Hello Clam Lake!
GOT MOSQUITOES? Yes!!!!!!!!! The “Wisconsin State Bird” has hatched in record numbers due to our 150+ inches of snow melting quickly as we went from winter to summer in record time. Bug spray is the cologne of choice these days as is the ever fashionable netted head gear. Quick dashes are made in and out of cars and doors to avoid inviting in guests whom are only too happy to join us as we try to drive or do anything. Hopefully, the subsequent hatching of dragon flies will help. I’ve also heard that we may have another outbreak of the dreaded tented army caterpillars this summer. Who can wait?

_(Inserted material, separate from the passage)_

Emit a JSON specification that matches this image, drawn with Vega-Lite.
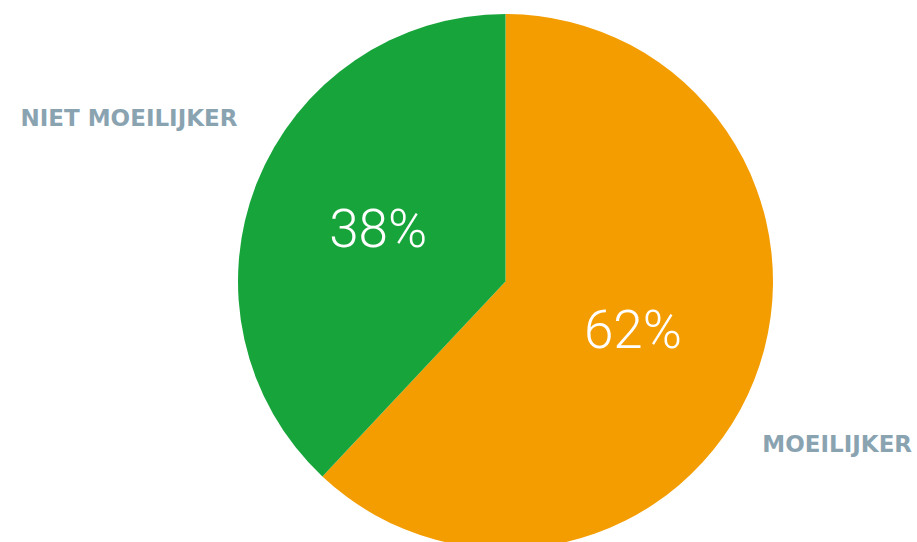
{
  "$schema": "https://vega.github.io/schema/vega-lite/v6.json",
  "width": 823,
  "height": 521,
  "autosize": {"type": "none"},
  "padding": {"left": 94, "top": 21, "right": 0, "bottom": 0},
  "background": "white",
  "view": {"stroke": null},
  "data": {
    "values": [
      {"cat": "MOEILIJKER", "pct": 62, "label": "62%", "idx": 1},
      {"cat": "NIET MOEILIJKER", "pct": 38, "label": "38%", "idx": 2}
    ]
  },
  "encoding": {
    "theta": {"field": "pct", "type": "quantitative", "stack": true},
    "order": {"field": "idx", "type": "quantitative"}
  },
  "layer": [
    {
      "mark": {"type": "arc", "outerRadius": 267.5},
      "encoding": {
        "color": {
          "field": "cat",
          "type": "nominal",
          "scale": {"domain": ["MOEILIJKER", "NIET MOEILIJKER"], "range": ["#f49d00", "#17a53b"]},
          "legend": null
        }
      }
    },
    {
      "mark": {"type": "text", "radius": 137, "font": "Roboto", "fontWeight": 300, "fontSize": 53, "color": "white", "baseline": "middle", "align": "center"},
      "encoding": {"text": {"field": "label", "type": "nominal"}}
    },
    {
      "mark": {"type": "text", "radius": 410, "thetaOffset": 0.03, "font": "DejaVu Sans", "fontWeight": "bold", "fontSize": 23, "color": "#8aa3b1", "baseline": "middle", "align": "center"},
      "encoding": {
        "text": {"condition": {"test": "datum.cat === 'NIET MOEILIJKER'", "field": "cat"}, "value": ""}
      }
    },
    {
      "mark": {"type": "text", "radius": 370, "thetaOffset": 0.082, "font": "DejaVu Sans", "fontWeight": "bold", "fontSize": 23, "color": "#8aa3b1", "baseline": "middle", "align": "center"},
      "encoding": {
        "text": {"condition": {"test": "datum.cat === 'MOEILIJKER'", "field": "cat"}, "value": ""}
      }
    }
  ]
}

ST. GEORGE CHAPEL: Once again our historic “Chapel in the Pines” has opened its doors for the summer season. St. George has always been a seasonal mission church providing for the religious needs of our tourist community with locals, summer people and visitors both attending. We welcome all to take a step back in time and come experience worship in our log cabin chapel built in 1948 from the forest that surrounds it. Mass is celebrated every Saturday at 6:00 pm.

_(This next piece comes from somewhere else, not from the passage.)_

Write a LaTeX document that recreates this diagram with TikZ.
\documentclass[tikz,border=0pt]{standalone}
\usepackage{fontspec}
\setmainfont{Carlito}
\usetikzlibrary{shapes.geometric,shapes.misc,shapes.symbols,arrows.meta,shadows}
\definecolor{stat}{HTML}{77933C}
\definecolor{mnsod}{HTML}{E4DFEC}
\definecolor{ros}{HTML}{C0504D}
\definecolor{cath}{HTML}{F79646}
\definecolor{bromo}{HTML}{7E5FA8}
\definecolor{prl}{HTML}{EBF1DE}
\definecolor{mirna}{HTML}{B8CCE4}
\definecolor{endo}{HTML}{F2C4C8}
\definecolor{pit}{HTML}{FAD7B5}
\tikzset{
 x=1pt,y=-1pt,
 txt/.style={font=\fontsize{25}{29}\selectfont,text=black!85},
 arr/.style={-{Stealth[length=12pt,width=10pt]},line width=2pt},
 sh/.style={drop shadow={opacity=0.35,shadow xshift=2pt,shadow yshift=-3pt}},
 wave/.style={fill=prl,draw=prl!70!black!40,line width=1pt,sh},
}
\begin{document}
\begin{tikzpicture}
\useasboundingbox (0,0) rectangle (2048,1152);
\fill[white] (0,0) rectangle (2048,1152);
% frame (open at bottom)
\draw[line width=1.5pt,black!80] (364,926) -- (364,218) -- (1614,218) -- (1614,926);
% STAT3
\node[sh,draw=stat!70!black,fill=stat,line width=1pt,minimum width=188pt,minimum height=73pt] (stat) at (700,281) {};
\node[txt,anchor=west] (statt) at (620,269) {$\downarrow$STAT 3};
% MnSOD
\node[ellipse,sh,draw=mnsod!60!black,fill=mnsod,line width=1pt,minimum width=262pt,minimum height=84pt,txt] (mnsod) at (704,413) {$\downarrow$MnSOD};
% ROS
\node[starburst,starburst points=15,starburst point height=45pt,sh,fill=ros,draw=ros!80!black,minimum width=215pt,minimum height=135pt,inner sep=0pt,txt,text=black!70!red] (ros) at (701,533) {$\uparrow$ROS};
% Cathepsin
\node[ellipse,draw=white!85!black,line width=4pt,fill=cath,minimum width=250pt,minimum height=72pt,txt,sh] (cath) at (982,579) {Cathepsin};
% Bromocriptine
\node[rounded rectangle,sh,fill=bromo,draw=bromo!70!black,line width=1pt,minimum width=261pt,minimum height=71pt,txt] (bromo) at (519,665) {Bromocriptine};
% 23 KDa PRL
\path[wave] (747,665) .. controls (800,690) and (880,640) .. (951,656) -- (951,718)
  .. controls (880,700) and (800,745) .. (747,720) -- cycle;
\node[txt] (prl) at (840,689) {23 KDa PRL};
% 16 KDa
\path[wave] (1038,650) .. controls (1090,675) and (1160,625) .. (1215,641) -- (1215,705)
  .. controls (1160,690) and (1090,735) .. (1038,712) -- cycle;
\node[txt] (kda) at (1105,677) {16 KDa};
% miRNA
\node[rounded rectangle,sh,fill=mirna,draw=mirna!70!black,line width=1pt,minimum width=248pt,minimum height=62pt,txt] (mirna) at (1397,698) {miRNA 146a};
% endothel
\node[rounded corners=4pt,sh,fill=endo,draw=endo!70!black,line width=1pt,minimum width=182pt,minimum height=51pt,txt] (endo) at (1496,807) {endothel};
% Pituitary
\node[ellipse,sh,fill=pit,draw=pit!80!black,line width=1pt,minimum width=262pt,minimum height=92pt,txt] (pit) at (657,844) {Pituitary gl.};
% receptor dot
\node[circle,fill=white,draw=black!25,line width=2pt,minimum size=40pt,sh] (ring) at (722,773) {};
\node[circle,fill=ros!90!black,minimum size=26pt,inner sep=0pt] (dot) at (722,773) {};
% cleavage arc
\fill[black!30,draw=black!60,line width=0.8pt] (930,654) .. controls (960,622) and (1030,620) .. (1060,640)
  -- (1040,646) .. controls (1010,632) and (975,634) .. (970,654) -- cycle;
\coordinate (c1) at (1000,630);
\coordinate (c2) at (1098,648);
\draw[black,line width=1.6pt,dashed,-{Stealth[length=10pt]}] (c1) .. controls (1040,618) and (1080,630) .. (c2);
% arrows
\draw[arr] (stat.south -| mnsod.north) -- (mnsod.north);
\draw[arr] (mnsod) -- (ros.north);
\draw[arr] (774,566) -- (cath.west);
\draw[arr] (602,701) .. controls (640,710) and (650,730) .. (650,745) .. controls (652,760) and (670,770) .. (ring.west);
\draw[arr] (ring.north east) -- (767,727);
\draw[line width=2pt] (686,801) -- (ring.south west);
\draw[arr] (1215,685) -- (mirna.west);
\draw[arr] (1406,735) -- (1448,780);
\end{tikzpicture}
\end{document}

ELK UPDATE: As reported in the Wisconsin Outdoor News the Wisconsin elk herd is scheduled to hit the 500 mark after the spring calving season. 355 animals will comprise the northern herd with 160 elk in the newer southern herd. Josh Spiegel, DNR wildlife biologist in Sawyer County, told the Natural Resources Board that the key to keeping both elk populations expanding is “finding the line between long term growth which goes with with the bull-to-cow ration, and enough bulls to replace bulls lost through mortality.”The goal is to find the surplus number of bulls that allows for hunter opportunity, general recreation for people who want to see elk and herd growth. The harvest (once again 8 for the 2023 season) should maintain a ratio of 40 bulls for 100 cow elk. Spiegel said the harvest quota not only considers desires of hunters, but interest from elk observers in the Clam Lalke area. Elk were extirpated in Wisconsin in the 1880’s due to unregulated hunting. Several attempts have been made to bring the native animals back. An initial attempt in 1913 and 1917 failed by the 1950’s due, once again, to unrelulated hunting.The potential goal for the Clam Lake herd is 1,400 elk.

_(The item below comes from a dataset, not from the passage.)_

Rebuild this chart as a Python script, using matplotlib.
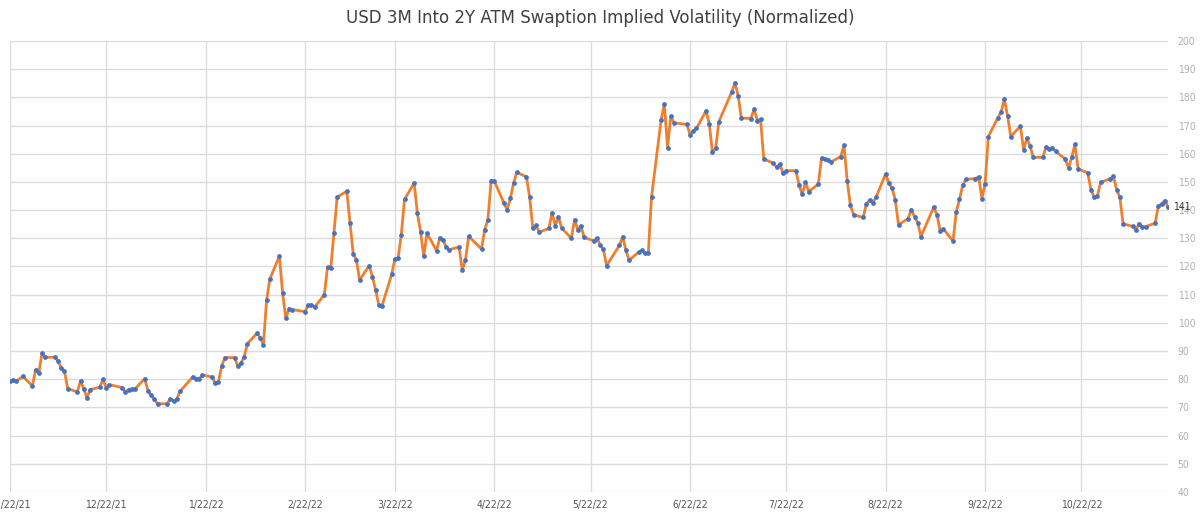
import matplotlib
matplotlib.use("Agg")
import matplotlib.pyplot as plt
import pandas as pd

# business days from 11/22/21 to 11/18/22, minus the US market holidays skipped in the chart
start_date = "2021-11-22"
end_date = "2022-11-18"
holidays = ["2021-11-25", "2021-12-24", "2022-01-17", "2022-02-21", "2022-04-15",
            "2022-05-30", "2022-06-20", "2022-07-04", "2022-09-05"]

# normalized implied vol, one row per week
vol = [
    79.4, 79.8, 79.3, 81.0,
    77.6, 83.4, 82.3, 89.3, 87.8,
    87.8, 86.4, 84.0, 82.8, 76.7,
    75.5, 79.4, 76.7, 73.4, 76.3,
    77.2, 80.0, 77.0, 78.1,
    77.0, 75.5, 76.3, 76.5, 76.6,
    80.2, 76.0, 74.3, 72.9, 71.3,
    71.3, 73.1, 72.4, 72.9, 75.7,
    80.8, 80.2, 80.2, 81.5,
    80.8, 78.5, 79.1, 84.7, 87.7,
    87.7, 84.7, 85.7, 87.9, 92.6,
    96.3, 94.8, 92.2, 108.0, 115.5,
    123.7, 110.5, 101.6, 105.0, 104.7,
    104.0, 106.3, 106.3, 105.6,
    110.0, 119.7, 119.3, 131.9, 144.6,
    146.7, 135.6, 124.6, 122.3, 115.2,
    120.3, 116.4, 111.6, 106.3, 106.1,
    117.2, 122.7, 123.0, 131.3, 143.8,
    149.6, 139.0, 132.3, 123.6, 131.8,
    125.6, 130.2, 129.4, 126.9, 126.0,
    126.9, 118.7, 122.2, 130.7,
    126.2, 133.1, 136.6, 150.5, 150.3,
    142.5, 140.1, 144.2, 149.6, 153.4,
    151.8, 144.6, 133.6, 134.6, 132.2,
    133.5, 139.0, 134.4, 137.7, 133.6,
    130.0, 136.6, 133.1, 134.4, 130.3,
    129.1, 130.0, 127.6, 126.1, 120.3,
    127.5, 130.5, 125.9, 122.2,
    125.1, 125.7, 124.8, 124.8, 144.6,
    172.1, 177.6, 162.2, 173.3, 171.0,
    170.4, 166.8, 168.1, 169.0,
    175.2, 170.6, 160.5, 161.9, 171.4,
    181.9, 185.2, 180.6, 172.7,
    172.5, 175.9, 171.7, 172.2, 158.2,
    156.6, 155.2, 156.4, 153.1, 154.0,
    154.0, 148.9, 145.6, 150.0, 146.6,
    149.2, 158.5, 158.1, 157.8, 157.1,
    159.0, 163.0, 150.5, 141.7, 138.3,
    137.4, 142.3, 143.5, 142.6, 144.6,
    152.9, 149.5, 147.9, 143.5, 134.8,
    137.0, 140.2, 137.6, 135.5, 130.6,
    141.1, 138.3, 132.5, 133.3,
    129.0, 139.4, 143.8, 148.8, 150.9,
    151.2, 151.8, 144.1, 149.4, 166.1,
    172.8, 174.9, 179.4, 173.4, 166.1,
    169.8, 161.4, 165.5, 162.8, 158.7,
    158.7, 162.4, 161.8, 162.1, 160.8,
    158.1, 154.9, 158.8, 163.3, 154.6,
    153.2, 147.2, 144.6, 145.0, 149.9,
    151.1, 152.0, 147.3, 144.6, 135.2,
    134.2, 133.0, 135.2, 134.1, 134.1,
    135.4, 141.4, 142.2, 143.4, 141.0,
]

tick_dates = ["2021-11-22", "2021-12-22", "2022-01-22", "2022-02-22", "2022-03-22",
              "2022-04-22", "2022-05-22", "2022-06-22", "2022-07-22", "2022-08-22",
              "2022-09-22", "2022-10-22"]
y_ticks = list(range(40, 201, 10))

dates = pd.bdate_range(start_date, end_date, freq="C", holidays=holidays)
assert len(dates) == len(vol), (len(dates), len(vol))

plt.rcParams["font.family"] = ["DejaVu Sans"]
plt.rcParams["font.stretch"] = "condensed"

fig = plt.figure(figsize=(12, 5.17), dpi=100)
ax = fig.add_axes([0.0083, 0.0484, 0.9650, 0.8723])

ax.plot(dates, vol, color="#f07f2d", lw=2, zorder=2)
ax.plot(dates, vol, "o", color="#4472c4", ms=2.4, zorder=3)

ax.set_ylim(40, 200)
ax.set_xlim(dates[0], dates[-1])
ax.set_yticks(y_ticks)
ticks = pd.to_datetime(tick_dates)
ax.set_xticks(ticks)
ax.set_xticklabels([f"{d.month}/{d.day}/{d.strftime('%y')}" for d in ticks])

ax.yaxis.tick_right()
ax.tick_params(axis="y", length=0, pad=7, labelsize=7.5, labelcolor="#b0b0b0")
ax.tick_params(axis="x", length=0, pad=6, labelsize=7.5, labelcolor="#555555")
ax.grid(True, color="#dcdcdc", lw=1)
ax.set_axisbelow(True)
for s in ax.spines.values():
    s.set_visible(False)

# last value label
ax.annotate(f"{vol[-1]:.0f}", (dates[-1], vol[-1]), xytext=(4, 0),
            textcoords="offset points", va="center", fontsize=7.5, color="#333333")

fig.text(0.5, 0.965, "USD 3M Into 2Y ATM Swaption Implied Volatility (Normalized)",
         ha="center", va="center", fontsize=13.3, color="#404040")

fig.savefig("out.png")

MEET THE NEW CAMP HOST: I had a chance last week to chat with the new Camp Host at Day Lake. This would be Lynn Plendl who comes to us from Rib Lake WI. Lynn worked for BW Paper Systems as a high voltage electronic technician and after retiring decided to give Camp Hosting a try. Before she was at Day Lake she hosted at Dead Horse Ranch in Arizona and was also a cave tour assistant at the Kartchner Cavern State Park near Tuscon. She found the cave work very interesting and is happy for the experience. When I asked her why she decided to head up north she said after visiting a friend whom had bought land she decided she’d like to be near a lake and an ATV trail. Day Lake seemed the obvious choice. She loves to kayak and was glad to find a trail leading right down to the lake on her camp site where she can moor her kayak and enjoy a paddle and some fishing. And with the trail head so near she is all set to start exploring the forest with her ATV. Accompanying Lynn is Bree, whom is a 16 year old Jack Russell terrier, whom loves squirrels so is finding her new enviorns enjoyable. Bree also likes to ride side saddle in the ATV and go for kayak outings. If you have peanut butter she is your friend for life. Both were happy to report that they had already seen an elk whom was visiting the campground. We welcome them and hope they have a great summer and thank them for serving our forest and the people that come to visit it. (As a side note: All Camp Hosts in the National Forest are volunteers and are not paid for their services. We say thank you!)
Until next week…..
Pictured is Lynn Plendl and Bree enjoying a kayak ride.